Natividade de Maria

Texto de P. Mauro Odorissio, CP

As primeiras nove horas do dia de hoje, 8 de setembro, passei viajando. Entre um cochilo e outro, pude refletir, meditar, contemplar. A solenidade do dia, Natividade de Nossa Senhora, alimentou minha meditação e até mesmo a minha contemplação. O barulho do ônibus não me perturbou. É certo que pensei nos textos apócrifos, isto é, não inspirados, pois não fazem parte da Bíblia. Eu os guardo com veneração, sobremaneira o “Protoevangelho de Tiago” e o “Livro sobre a Natividade de Maria”. Ambos falam de um casal chamado Joaquim e Ana que não tinham filhos e que, depois de muita oração, de muitos suspiros, vieram a ter uma meninazinha à qual deram o nome de Maria.

Ambos os livros são piedosas considerações de nossos primeiros irmãos na fé. Cientes da importância da Virgem na história salvífica, foram escrevendo piedosas considerações sobre Nossa Senhora. Estes escritos, deixemos claro, foram elaborados mais com os corações apaixonados. Os escritores não estava interessados  em salvaguardar a historicidade dos acontecimentos e sim a piedade mariana. Portanto, tiveram como fonte corações enamorados pela grandeza e santidade da Mãe. Todo filho tem direito de elaborar os mais sublimes encômios a quem amorosamente lhe deu a vida. E, por mais que o faça, sempre será devedor.

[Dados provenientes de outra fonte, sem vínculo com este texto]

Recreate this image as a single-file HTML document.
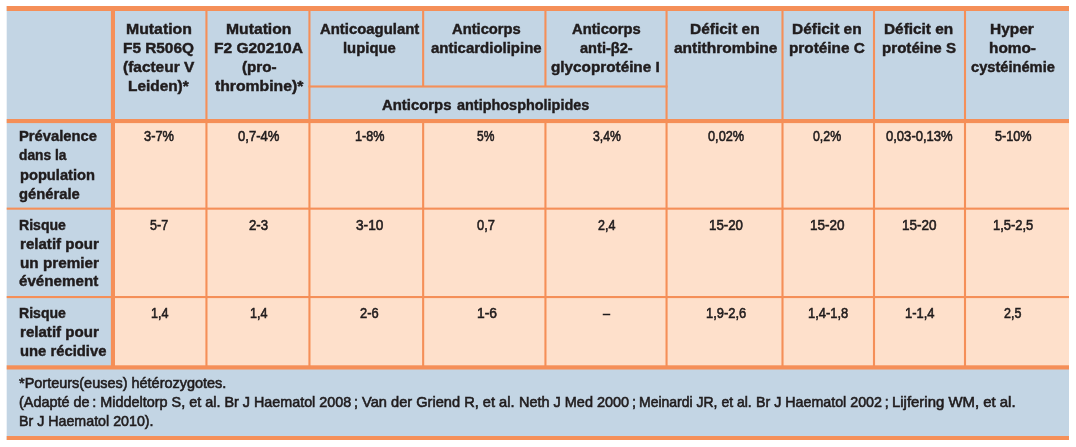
<!DOCTYPE html>
<html lang="fr">
<head>
<meta charset="utf-8">
<title>Tableau thrombophilies</title>
<style>
html,body{margin:0;padding:0;background:#fff;}
#t{position:relative;width:1076px;height:447px;overflow:hidden;background:#fff;font-family:"Liberation Sans",sans-serif;font-size:15px;line-height:20px;color:#201C1D;}
svg{position:absolute;left:0;top:0;}
.x{position:absolute;white-space:nowrap;transform-origin:0 0;-webkit-text-stroke:0.6px #201C1D;}
.b{font-weight:bold;-webkit-text-stroke:0.45px #201C1D;}
</style>
</head>
<body>
<div id="t">
<svg width="1076" height="447" viewBox="0 0 1076 447">
<rect x="6.7" y="6" width="1062.3" height="434" fill="#C3D5E4"/>
<rect x="113" y="121" width="956" height="246" fill="#FEE0CB"/>
<rect x="205.4" y="10" width="2.1" height="356.3" fill="#F58F58"/>
<rect x="308.4" y="10" width="2.1" height="356.3" fill="#F58F58"/>
<rect x="422.1" y="10" width="2.1" height="76.5" fill="#F58F58"/>
<rect x="544.4" y="10" width="2.1" height="76.5" fill="#F58F58"/>
<rect x="665.5" y="10" width="2.1" height="356.3" fill="#F58F58"/>
<rect x="781.45" y="10" width="2.1" height="356.3" fill="#F58F58"/>
<rect x="872.95" y="10" width="2.1" height="356.3" fill="#F58F58"/>
<rect x="963.95" y="10" width="2.1" height="356.3" fill="#F58F58"/>
<rect x="422.1" y="122.1" width="2.1" height="244.2" fill="#F58F58"/>
<rect x="544.4" y="122.1" width="2.1" height="244.2" fill="#F58F58"/>
<rect x="308.4" y="85.45" width="359.2" height="2.1" fill="#F58F58"/>
<rect x="6.7" y="207.6" width="1062.3" height="2.1" fill="#F58F58"/>
<rect x="6.7" y="296" width="1062.3" height="2.1" fill="#F58F58"/>
<rect x="110.9" y="10" width="4.1" height="356.3" fill="#F58F58"/>
<rect x="6.7" y="6" width="1062.3" height="5" fill="#F58F58"/>
<rect x="6.7" y="119" width="1062.3" height="4.1" fill="#F58F58"/>
<rect x="6.7" y="365.3" width="1062.3" height="4.2" fill="#F58F58"/>
<rect x="6.7" y="436" width="1062.3" height="4" fill="#F58F58"/>
</svg>
<span class="x b" style="left:125.75px;top:18.80px;transform:scaleX(1.0549)">Mutation</span>
<span class="x b" style="left:122.77px;top:37.80px;transform:scaleX(1.0245)">F5 R506Q</span>
<span class="x b" style="left:123.13px;top:56.80px;transform:scaleX(1.0297)">(facteur V</span>
<span class="x b" style="left:128.01px;top:75.80px;transform:scaleX(1.0258)">Leiden)*</span>
<span class="x b" style="left:226.10px;top:18.80px;transform:scaleX(1.0468)">Mutation</span>
<span class="x b" style="left:213.59px;top:37.80px;transform:scaleX(1.0345)">F2 G20210A</span>
<span class="x b" style="left:241.67px;top:56.80px;transform:scaleX(1.0146)">(pro-</span>
<span class="x b" style="left:214.63px;top:75.80px;transform:scaleX(1.0493)">thrombine)*</span>
<span class="x b" style="left:319.80px;top:18.80px;transform:scaleX(0.9928)">Anticoagulant</span>
<span class="x b" style="left:342.85px;top:37.80px;transform:scaleX(0.9896)">lupique</span>
<span class="x b" style="left:451.64px;top:18.80px;transform:scaleX(0.9830)">Anticorps</span>
<span class="x b" style="left:431.11px;top:37.80px;transform:scaleX(0.9981)">anticardiolipine</span>
<span class="x b" style="left:571.85px;top:18.80px;transform:scaleX(0.9830)">Anticorps</span>
<span class="x b" style="left:580.12px;top:37.80px;transform:scaleX(0.9731)">anti-β2-</span>
<span class="x b" style="left:551.33px;top:56.80px;transform:scaleX(1.0189)">glycoprotéine I</span>
<span class="x b" style="left:382.32px;top:94.80px;transform:scaleX(0.9920)">Anticorps</span>
<span class="x b" style="left:457.02px;top:94.80px;transform:scaleX(0.9623)">antiphospholipides</span>
<span class="x b" style="left:690.12px;top:18.80px;transform:scaleX(1.0317)">Déficit en</span>
<span class="x b" style="left:674.12px;top:37.80px;transform:scaleX(1.0337)">antithrombine</span>
<span class="x b" style="left:792.05px;top:18.80px;transform:scaleX(1.0317)">Déficit en</span>
<span class="x b" style="left:789.32px;top:37.80px;transform:scaleX(1.0220)">protéine C</span>
<span class="x b" style="left:883.94px;top:18.80px;transform:scaleX(1.0242)">Déficit en</span>
<span class="x b" style="left:881.96px;top:37.80px;transform:scaleX(1.0087)">protéine S</span>
<span class="x b" style="left:990.37px;top:18.80px;transform:scaleX(1.0296)">Hyper</span>
<span class="x b" style="left:989.13px;top:37.80px;transform:scaleX(1.0244)">homo-</span>
<span class="x b" style="left:971.36px;top:56.80px;transform:scaleX(0.9762)">cystéinémie</span>
<span class="x b" style="left:19.24px;top:125.80px;transform:scaleX(0.9842)">Prévalence</span>
<span class="x b" style="left:19.26px;top:144.80px;transform:scaleX(0.9168)">dans la</span>
<span class="x b" style="left:19.72px;top:164.80px;transform:scaleX(0.9774)">population</span>
<span class="x b" style="left:19.27px;top:183.80px;transform:scaleX(0.9845)">générale</span>
<span class="x b" style="left:19.37px;top:214.80px;transform:scaleX(0.9386)">Risque</span>
<span class="x b" style="left:19.93px;top:233.80px;transform:scaleX(1.0069)">relatif pour</span>
<span class="x b" style="left:19.73px;top:252.80px;transform:scaleX(1.0175)">un premier</span>
<span class="x b" style="left:19.33px;top:270.80px;transform:scaleX(1.0111)">événement</span>
<span class="x b" style="left:19.37px;top:302.80px;transform:scaleX(0.9386)">Risque</span>
<span class="x b" style="left:19.93px;top:321.80px;transform:scaleX(1.0069)">relatif pour</span>
<span class="x b" style="left:19.72px;top:340.80px;transform:scaleX(0.9869)">une récidive</span>
<span class="x" style="left:144.16px;top:125.80px;transform:scaleX(0.8560)">3-7%</span>
<span class="x" style="left:238.43px;top:125.80px;transform:scaleX(0.8710)">0,7-4%</span>
<span class="x" style="left:354.78px;top:125.80px;transform:scaleX(0.8416)">1-8%</span>
<span class="x" style="left:477.48px;top:125.80px;transform:scaleX(0.8012)">5%</span>
<span class="x" style="left:593.18px;top:125.80px;transform:scaleX(0.8156)">3,4%</span>
<span class="x" style="left:707.54px;top:125.80px;transform:scaleX(0.8497)">0,02%</span>
<span class="x" style="left:813.22px;top:125.80px;transform:scaleX(0.8229)">0,2%</span>
<span class="x" style="left:885.75px;top:125.80px;transform:scaleX(0.8692)">0,03-0,13%</span>
<span class="x" style="left:994.68px;top:125.80px;transform:scaleX(0.8451)">5-10%</span>
<span class="x" style="left:149.86px;top:214.80px;transform:scaleX(0.8357)">5-7</span>
<span class="x" style="left:249.20px;top:214.80px;transform:scaleX(0.8813)">2-3</span>
<span class="x" style="left:356.15px;top:214.80px;transform:scaleX(0.9114)">3-10</span>
<span class="x" style="left:477.44px;top:214.80px;transform:scaleX(0.8565)">0,7</span>
<span class="x" style="left:598.14px;top:214.80px;transform:scaleX(0.8328)">2,4</span>
<span class="x" style="left:708.82px;top:214.80px;transform:scaleX(0.8867)">15-20</span>
<span class="x" style="left:810.23px;top:214.80px;transform:scaleX(0.9000)">15-20</span>
<span class="x" style="left:902.39px;top:214.80px;transform:scaleX(0.9000)">15-20</span>
<span class="x" style="left:993.07px;top:214.80px;transform:scaleX(0.8621)">1,5-2,5</span>
<span class="x" style="left:150.53px;top:302.80px;transform:scaleX(0.8369)">1,4</span>
<span class="x" style="left:250.35px;top:302.80px;transform:scaleX(0.8369)">1,4</span>
<span class="x" style="left:360.14px;top:302.80px;transform:scaleX(0.8585)">2-6</span>
<span class="x" style="left:476.54px;top:302.80px;transform:scaleX(0.9234)">1-6</span>
<span class="x" style="left:603.15px;top:302.80px;transform:scaleX(0.8400)">–</span>
<span class="x" style="left:705.83px;top:302.80px;transform:scaleX(0.8621)">1,9-2,6</span>
<span class="x" style="left:807.76px;top:302.80px;transform:scaleX(0.8621)">1,4-1,8</span>
<span class="x" style="left:904.92px;top:302.80px;transform:scaleX(0.8626)">1-1,4</span>
<span class="x" style="left:1004.44px;top:302.80px;transform:scaleX(0.8328)">2,5</span>
<span class="x" style="left:18.69px;top:372.80px;transform:scaleX(0.9639)">*Porteurs(euses) hétérozygotes.</span>
<span class="x" style="left:19.19px;top:391.80px;transform:scaleX(0.9600)">(Adapté de : Middeltorp S, et al. Br J</span>
<span class="x" style="left:253.83px;top:391.80px;transform:scaleX(0.9549)">Haematol 2008 ;</span>
<span class="x" style="left:362.04px;top:391.80px;transform:scaleX(0.9750)">Van der Griend R, et al.</span>
<span class="x" style="left:518.83px;top:391.80px;transform:scaleX(0.9638)">Neth J Med 2000 ;</span>
<span class="x" style="left:638.85px;top:391.80px;transform:scaleX(0.9324)">Meinardi JR, et al.</span>
<span class="x" style="left:755.59px;top:391.80px;transform:scaleX(0.9499)">Br J Haematol 2002 ;</span>
<span class="x" style="left:891.80px;top:391.80px;transform:scaleX(0.9948)">Lijfering WM, et al.</span>
<span class="x" style="left:18.54px;top:410.80px;transform:scaleX(0.9489)">Br J Haematol 2010).</span>
</div>
</body>
</html>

Contudo, não me detenho nestes preciosos documentos; vou diretamente às Escrituras. Elas são a  fonte da qual se haure os mais preciosos tesouros.  Elas se abrem à devoção mariana.

Como ponto de partida, é de se considerar que primeiro fomos projetos amorosos de Deus. Antes de sermos formados no seio de nossas mães, ele nos chamou à vida. Existimos porque ele nos conheceu e não nos conheceu porque existimos (Is 49,1; Jr 1,5). Presenteando-nos com a vida, não só nos proporcionou finalidade sublime, a de sermos santos como ele é (1Pd 1,16), como nos enriqueceu de graça contínua e permanente, a ponto de podermos clamar que tudo podemos naquele que nos fortalece (Fl 4,13).

Isto se deu de modo especial com Maria. Em vista da “plenitude do tempo” (Gl 4,4), o Senhor a agraciou com graças especiais. Tanto que o Pai, por meio de seu mensageiro, a chamou de “A Cheia de Graça” (Gl 4,4). Assim agraciada e em vista da humanidade toda, ela passou a existir no seio de Santana.

A natividade de Nossa Senhora, que devotamente celebramos, é fruto de projeto sublime na qual todas as pessoas estão inseridas. Dizendo sim em circunstância dificílima, a da probabilidade de morrer apedrejada como adúltera (Dt 22,23-24), a Virgem não somente se abriu à maternidade de Jesus, como também à de todos os seus filhos. Em parto sublime, não menos doloroso do que o de todas as mães, ao pé da cruz, lhe foi dado ser mãe de todos os seres humanos (Jo 19,25-29).

Vinculada à celebração da Natividade de Maria está outra graça, agora a que nos eleva e enobrece: a de sermos templos vivos de Deus, morada do Espírito Santo (1Cor 3,16-17). Ela foi escolhida para ser o santuário do Verbo Encarnado para que o tivéssemos entre nós  e em nós (Jo 1,14), como se viu. Maria nos proporcionou, pelo seu nascimento, pela sua anuência generosa à graça divina (Lc 1,38), tão sublime e rico dom, o de termos Deus em nós (Gl 2,20). Da Maternidade de Maria se originam graças  especialíssimas, verdadeira série de “maternidades”.

Agora é de se afirmar: “nada existe sem razão suficiente”; tudo o que é, serve para alguma coisa. Se isto se dá com as criaturas irracionais, muito mais com as que são dotadas da racionalidade: elas têm nobilíssima razão de ser. Todos os homens e mulheres são chamados ao transcendental. Por isso, Deus se achega aos humanos propondo-lhes especial plano salvífico: a comunhão eternal com ele (1Cor 15,28).

Na origem de plano tão sublime, encontra-se Nossa Senhora. Antes da “plenitude do tempo” ela foi carinhosamente escolhida e, a seguir, sobremaneiramente agraciada, soube dizer sim, embora corresse o perigo de morrer apedrejada. Assim, na festividade da Maternidade Divina, devemos descobrir a importância de Maria em nossa vida espiritual. E é, de todos seus filhos devotados como ela, a Cheia de Graça, dizer ante o Senhor: “eis aqui o servo, a serva do Senhor, faça-se em mim a vossa vontade (Lc 1,38).